Except the gift shop in this case is 1.9 million square feet, with more than 300 stores, two food courts, a 14-lane bowling alley, a movie theatre and the largest casino in London.

“If they want to call it the Westfield Games — apart from the fact that the International Olympic Committee will be very upset — that’s fine with us,” John Burton, a Westfield executive, said.

In many ways these Olympics are, in fact, a public-private joint venture. Before the city won its bid to host the Games, Westfield had bought the land where the Olympic park was eventually built.

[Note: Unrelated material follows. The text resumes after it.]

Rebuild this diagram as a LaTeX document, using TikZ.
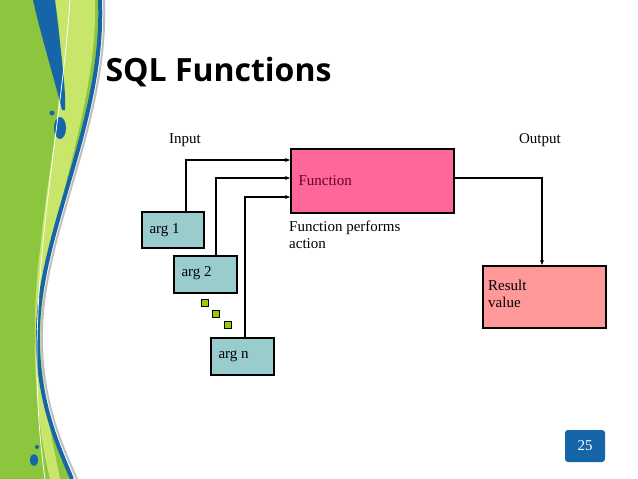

The company’s plan was to construct Europe's largest urban mall as well as 5,000 apartments.

Once London got the nod, the organisers and Westfield began what Burton called a “complex barter”.

Westfield relinquished the rights to some of the land it had acquired to enable the construction of the Olympic Village by the Olympic Delivery Authority, the public entity formed to develop the sites and infrastructure for the Games; London paid for the Olympic Village, and an agreement was struck to share the cost of building major roads, bridges and utilities.

The ultimate and mutual goal was to regenerate one of the most economically depressed sections of London. The east London district of Stratford — which is not to be confused with Shakespeare’s hometown, Stratford-upon-Avon — sits in a borough called Newham, which has an unemployment rate of 14 per cent, about twice the London average.

“You can’t justify spending 6.7 billion pounds,” roughly $10.5 billion, “for a few weeks of games,” Ralph Luck of the development authority said. “You can only justify it if it has a long-term value. We are the first city to tell the IOC that we will deliver a firm economic legacy.”

London certainly is not the first host city to promise an economic lift to its residents, but few have delivered on the promises. Some 2004 Olympic sites in Athens look like modern ruins, and many of Montreal’s 1976 facilities were long ago dismantled. Aside from the occasional opera, a few soccer tournaments and a steady flow of tourists, the Beijing National Stadium, the Bird’s Nest, is unused.

“The way that the IOC awards the Olympics makes it look like a beauty pageant,” said Roger Noll, a professor emeritus at Stanford University, who has written about the economics of the Games, “but the bidding is really about money, which typically means that the winner overpaid.

“The only way for cities to come out ahead is if they already have a huge infrastructure in place. If you have to build a lot, you're usually left with a whole bunch of useless structures for sports that are only of interest during the Olympics. There isn’t much need for a velodrome when the Games are over.”